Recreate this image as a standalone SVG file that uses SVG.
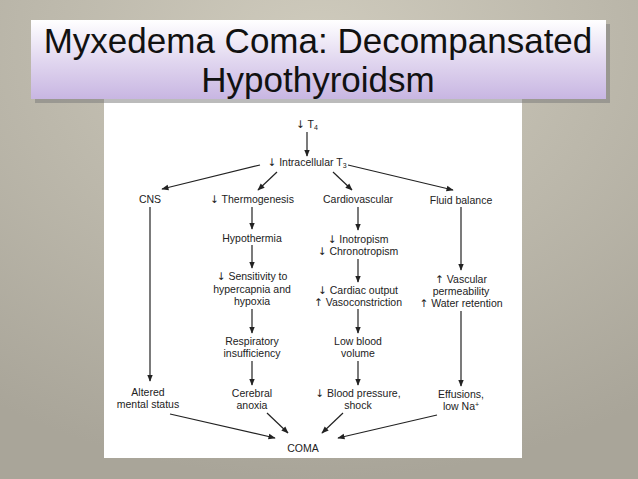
<svg xmlns="http://www.w3.org/2000/svg" width="638" height="479" viewBox="0 0 638 479">
<defs>
<radialGradient id="bg" cx="50%" cy="10%" r="90%"><stop offset="0" stop-color="#cfcbbd"/><stop offset="1" stop-color="#a9a599"/></radialGradient>
<linearGradient id="tb" x1="0" y1="0" x2="0" y2="1"><stop offset="0" stop-color="#ffffff"/><stop offset="0.5" stop-color="#e2d8f0"/><stop offset="1" stop-color="#c8b6e2"/></linearGradient>
<marker id="a" viewBox="0 0 10 10" refX="9" refY="5" markerWidth="6" markerHeight="6" orient="auto"><path d="M0,1 L10,5 L0,9 z" fill="#222"/></marker>
</defs>
<style>
.t{font-family:"Liberation Sans",Arial,sans-serif;font-size:10.5px;fill:#222;text-anchor:middle}
.r{font-family:"DejaVu Sans",sans-serif;fill:#222}
.h{font-family:"Liberation Sans",Arial,sans-serif;font-size:35px;fill:#111;text-anchor:middle}
#c line{stroke:#222;stroke-width:1.2;marker-end:url(#a)}
</style>
<rect width="638" height="479" fill="url(#bg)"/>
<rect x="104" y="98" width="418" height="360" fill="#fff"/>
<rect x="33" y="22" width="575" height="79" fill="#777" opacity="0.5" transform="translate(2,2)"/>
<rect x="31" y="20" width="575" height="79" fill="url(#tb)"/>
<text class="h" x="318" y="53">Myxedema Coma: Decompansated</text>
<text class="h" x="318" y="92">Hypothyroidsm</text>
<g id="c">
<line x1="307" y1="132" x2="307" y2="156"/>
<line x1="260" y1="165" x2="162" y2="189"/>
<line x1="277" y1="172" x2="258" y2="190"/>
<line x1="333" y1="172" x2="352" y2="190"/>
<line x1="348" y1="165" x2="453" y2="190"/>
<line x1="150" y1="207" x2="150" y2="381"/>
<line x1="252" y1="207" x2="252" y2="229"/>
<line x1="252" y1="245" x2="252" y2="268"/>
<line x1="252" y1="309" x2="252" y2="333"/>
<line x1="252" y1="361" x2="252" y2="385"/>
<line x1="358" y1="207" x2="358" y2="230"/>
<line x1="358" y1="259" x2="358" y2="282"/>
<line x1="358" y1="309" x2="358" y2="333"/>
<line x1="358" y1="361" x2="358" y2="385"/>
<line x1="461" y1="207" x2="461" y2="270"/>
<line x1="461" y1="311" x2="461" y2="386"/>
<line x1="170" y1="414" x2="275" y2="438"/>
<line x1="267" y1="413" x2="288" y2="433"/>
<line x1="343" y1="413" x2="322" y2="433"/>
<line x1="437" y1="415" x2="338" y2="438"/>
</g>
<g id="n1"><text class="t" x="307" y="128"><tspan class="r">↓</tspan> T<tspan font-size="7" dy="2">4</tspan></text></g>
<g id="n2"><text class="t" x="307" y="166"><tspan class="r">↓</tspan> Intracellular T<tspan font-size="7" dy="2">3</tspan></text></g>
<g id="n3"><text class="t" x="150" y="203">CNS</text></g>
<g id="n4"><text class="t" x="252" y="203"><tspan class="r">↓</tspan> Thermogenesis</text></g>
<g id="n5"><text class="t" x="358" y="203">Cardiovascular</text></g>
<g id="n6"><text class="t" x="461" y="204">Fluid balance</text></g>
<g id="n7"><text class="t" x="252" y="242">Hypothermia</text></g>
<g id="n8"><text class="t" x="252" y="280"><tspan class="r">↓</tspan> Sensitivity to</text><text class="t" x="252" y="293">hypercapnia and</text><text class="t" x="252" y="305">hypoxia</text></g>
<g id="n9"><text class="t" x="252" y="345">Respiratory</text><text class="t" x="252" y="357">insufficiency</text></g>
<g id="n10"><text class="t" x="252" y="397">Cerebral</text><text class="t" x="252" y="409">anoxia</text></g>
<g id="n11"><text class="t" x="358" y="243"><tspan class="r">↓</tspan> Inotropism</text><text class="t" x="358" y="255"><tspan class="r">↓</tspan> Chronotropism</text></g>
<g id="n12"><text class="t" x="358" y="294"><tspan class="r">↓</tspan> Cardiac output</text><text class="t" x="358" y="306"><tspan class="r">↑</tspan> Vasoconstriction</text></g>
<g id="n13"><text class="t" x="358" y="345">Low blood</text><text class="t" x="358" y="357">volume</text></g>
<g id="n14"><text class="t" x="358" y="397"><tspan class="r">↓</tspan> Blood pressure,</text><text class="t" x="358" y="409">shock</text></g>
<g id="n15"><text class="t" x="461" y="283"><tspan class="r">↑</tspan> Vascular</text><text class="t" x="461" y="295">permeability</text><text class="t" x="461" y="307"><tspan class="r">↑</tspan> Water retention</text></g>
<g id="n16"><text class="t" x="461" y="398">Effusions,</text><text class="t" x="461" y="410">low Na<tspan font-size="7" dy="-3">+</tspan></text></g>
<g id="n17"><text class="t" x="148" y="396">Altered</text><text class="t" x="148" y="408">mental status</text></g>
<g id="n18"><text class="t" x="303" y="452">COMA</text></g>
</svg>
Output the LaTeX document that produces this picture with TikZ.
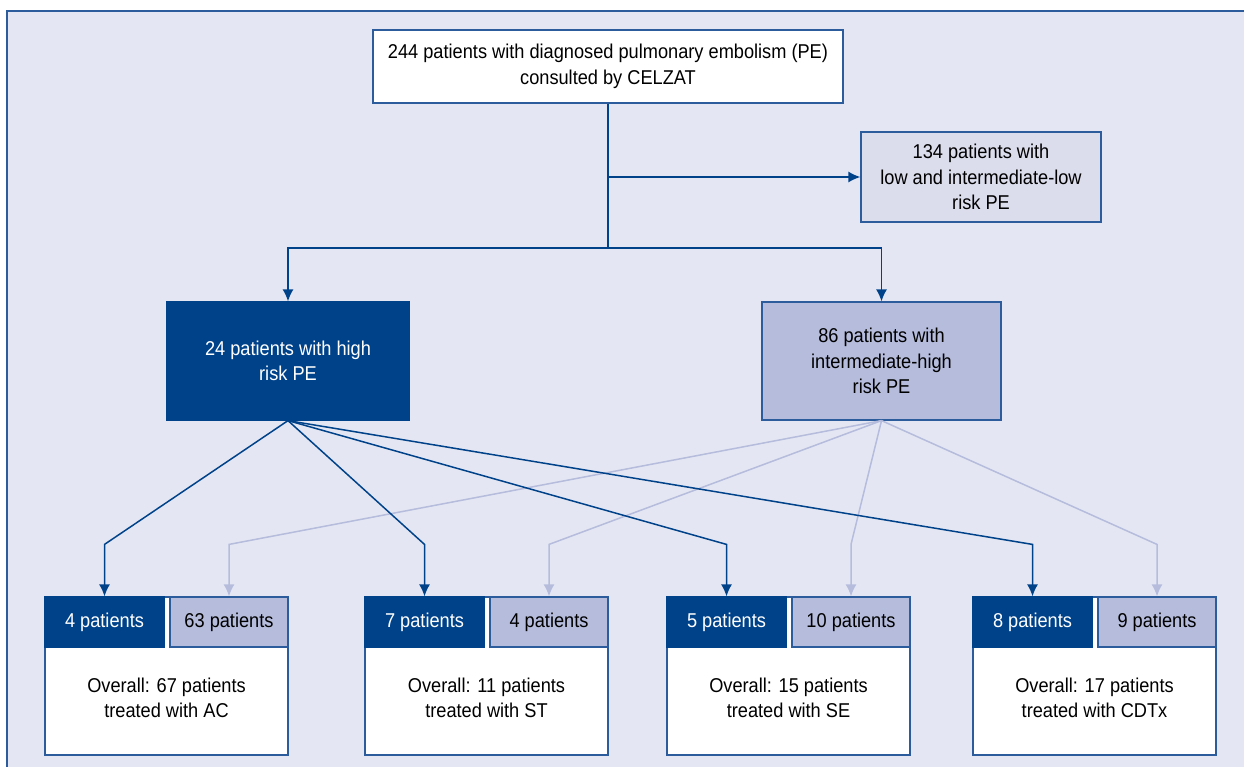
\documentclass[tikz,border=0pt]{standalone}
\usepackage{fontspec}
\setmainfont{Liberation Sans}[FakeStretch=0.91]
\usetikzlibrary{arrows.meta,calc}
\definecolor{pagebg}{HTML}{E4E7F3}
\definecolor{edge}{HTML}{2C5C9C}
\definecolor{darkpe}{HTML}{00428A}
\definecolor{midpe}{HTML}{B5BCDC}
\definecolor{lowpe}{HTML}{DBDCEC}
\tikzset{
	box/.style={draw=edge, line width=1.2pt, align=center, inner sep=0pt},
	link/.style={draw=darkpe, line width=1.5pt, >={Latex[length=12pt,width=11pt]}},
	faint/.style={draw=midpe, line width=1.5pt, >={Latex[length=12pt,width=11pt]}}
}

\begin{document}
\begin{tikzpicture}[x=1pt,y=-1pt,font=\fontsize{20}{25.5}\selectfont]
	\useasboundingbox (0,0) rectangle (1244,766);
	\clip (0,0) rectangle (1244,766);
	\fill[white] (0,0) rectangle (1244,766);
	\filldraw[fill=pagebg, draw=edge, line width=2pt] (7,11) rectangle (1320,830);
	% top of the tree
	\node[box, fill=white, minimum width=470pt, minimum height=73pt] (top) at (608,66.5)
		{244 patients with diagnosed pulmonary embolism (PE)\\consulted by CELZAT};
	\node[box, fill=lowpe, minimum width=240pt, minimum height=90pt] (low) at (981,177)
		{134 patients with\\low and intermediate-low\\risk PE};
	\node[box, draw=darkpe, fill=darkpe, text=white, minimum width=242pt, minimum height=118pt] (high) at (288,361)
		{24 patients with high\\risk PE};
	\node[box, fill=midpe, minimum width=239pt, minimum height=118pt] (ihigh) at (881.5,361)
		{86 patients with\\intermediate-high\\risk PE};
	\coordinate (split) at (608,248);
	\draw[link] (top.south) -- (split);
	\draw[link,->] (top.south |- low.west) -- (low.west);
	\draw[link,->] (split) -| (high.north);
	\draw[link,->] (split) -| (ihigh.north);
	% treatment groups
	\foreach \x/\n/\m/\all/\how [count=\i] in {45/4/63/67/AC, 365/7/4/11/ST, 667/5/10/15/SE, 973/8/9/17/CDTx}{
		\node[box, fill=white, minimum width=243pt, minimum height=158pt] (all\i) at (\x+121.5,676) {};
		\node[box, draw=darkpe, fill=darkpe, text=white, minimum width=119pt, minimum height=50pt] (hi\i) at (\x+59.5,622) {\n\ patients};
		\node[box, fill=midpe, minimum width=118pt, minimum height=50pt] (ih\i) at (\x+184,622) {\m\ patients};
		\node[align=center] at (\x+121.5,698) {Overall: \all\ patients\\treated with \how};
	}
	\foreach \i in {1,...,4}{
		\draw[faint,->] (ihigh.south) -- ([yshift=52pt]ih\i.north) -- (ih\i.north);
	}
	\foreach \i in {1,...,4}{
		\draw[link,->] (high.south) -- ([yshift=52pt]hi\i.north) -- (hi\i.north);
	}
\end{tikzpicture}
\end{document}
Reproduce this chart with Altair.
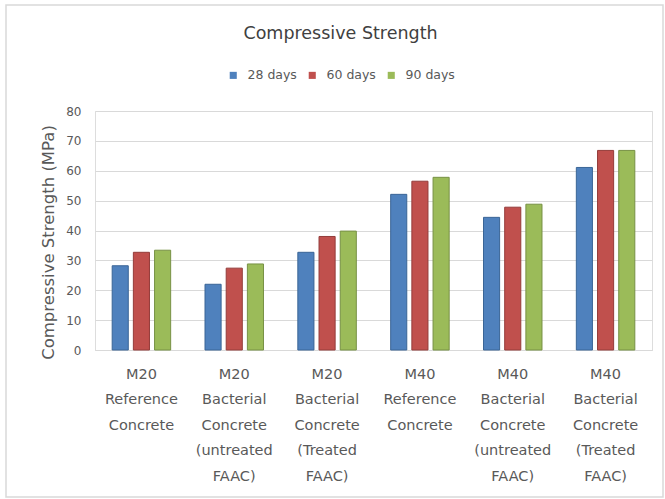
import altair as alt
import pandas as pd

# Mix designs (x-axis categories, one list entry per label line)
mixes = [
    ["M20", "Reference", "Concrete"],
    ["M20", "Bacterial", "Concrete", "(untreated", "FAAC)"],
    ["M20", "Bacterial", "Concrete", "(Treated", "FAAC)"],
    ["M40", "Reference", "Concrete"],
    ["M40", "Bacterial", "Concrete", "(untreated", "FAAC)"],
    ["M40", "Bacterial", "Concrete", "(Treated", "FAAC)"],
]
ages = ["28 days", "60 days", "90 days"]

# Compressive strength in MPa for each mix at each curing age
strength_28 = [28.2, 22.0, 32.7, 52.1, 44.4, 61.1]
strength_60 = [32.7, 27.4, 38.0, 56.5, 47.8, 66.8]
strength_90 = [33.4, 28.8, 39.8, 57.8, 48.8, 66.8]

colors = ["#4F81BD", "#C0504D", "#9BBB59"]
strokes = ["#3A6596", "#943C3A", "#779145"]

mix_keys = ["|".join(m) for m in mixes]
rows = []
for age, vals in zip(ages, [strength_28, strength_60, strength_90]):
    for key, v in zip(mix_keys, vals):
        rows.append({"mix": key, "age": age, "strength": v})
df = pd.DataFrame(rows)

font = "DejaVu Sans"
grey = "#595959"

bars = alt.Chart(df).mark_bar(strokeWidth=1).encode(
    x=alt.X(
        "mix:N",
        sort=mix_keys,
        scale=alt.Scale(paddingInner=0.37, paddingOuter=0.185),
        axis=alt.Axis(
            title=None,
            labelExpr="split(datum.label, '|')",
            labelAngle=0,
            labelFont=font,
            labelFontSize=14.5,
            labelColor=grey,
            labelLineHeight=25.5,
            labelPadding=17,
            labelBaseline="top",
            ticks=False,
            domainColor="#D9D9D9",
            domainWidth=1,
            grid=False,
        ),
    ),
    xOffset=alt.XOffset("age:N", sort=ages, scale=alt.Scale(paddingInner=0.24, paddingOuter=0)),
    y=alt.Y(
        "strength:Q",
        scale=alt.Scale(domain=[0, 80]),
        axis=alt.Axis(
            title="Compressive Strength (MPa)",
            titleFont=font,
            titleFontSize=16.5,
            titleFontWeight="normal",
            titleColor=grey,
            titleBaseline="middle",
            titleX=-47,
            titleY=131,
            values=list(range(0, 81, 10)),
            labelFont=font,
            labelFontSize=12,
            labelColor=grey,
            labelPadding=14,
            ticks=False,
            domain=False,
            gridColor="#D9D9D9",
            gridWidth=1,
        ),
    ),
    color=alt.Color(
        "age:N",
        sort=ages,
        scale=alt.Scale(domain=ages, range=colors),
        legend=alt.Legend(
            title=None,
            orient="none",
            direction="horizontal",
            legendX=132,
            legendY=-42,
            symbolType="square",
            symbolSize=50,
            symbolStrokeWidth=0,
            labelFont=font,
            labelFontSize=12.5,
            labelColor=grey,
            columnPadding=9,
            labelOffset=8,
        ),
    ),
    stroke=alt.Stroke("age:N", sort=ages, scale=alt.Scale(domain=ages, range=strokes), legend=None),
)

# light grey frame drawn around the whole figure
frame = alt.Chart().mark_rect(fill=None, stroke="#D9D9D9", strokeWidth=1.5, clip=False).encode(
    x=alt.value(-89), x2=alt.value(568), y=alt.value(-106), y2=alt.value(147 + 239)
)

chart = alt.layer(frame, bars).properties(
    width=557,
    height=239,
    title=alt.TitleParams(
        "Compressive Strength",
        font=font,
        fontSize=17.5,
        fontWeight="normal",
        color="#404040",
        anchor="middle",
        dx=-33,
        offset=-38,
    ),
    autosize=alt.AutoSizeParams(type="none"),
    padding={"left": 95, "top": 111, "right": 13, "bottom": 149},
).configure_view(stroke=None).configure(background="white")

chart.save("out.html", embed_options={"renderer": "svg", "actions": False})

■ Aim of the exercise
Collect each line of the entries that has the word "standalone", copying it in full.

■ Response
Recreate this image as a standalone SVG file that uses SVG.
\documentclass[tikz,border=0pt]{standalone}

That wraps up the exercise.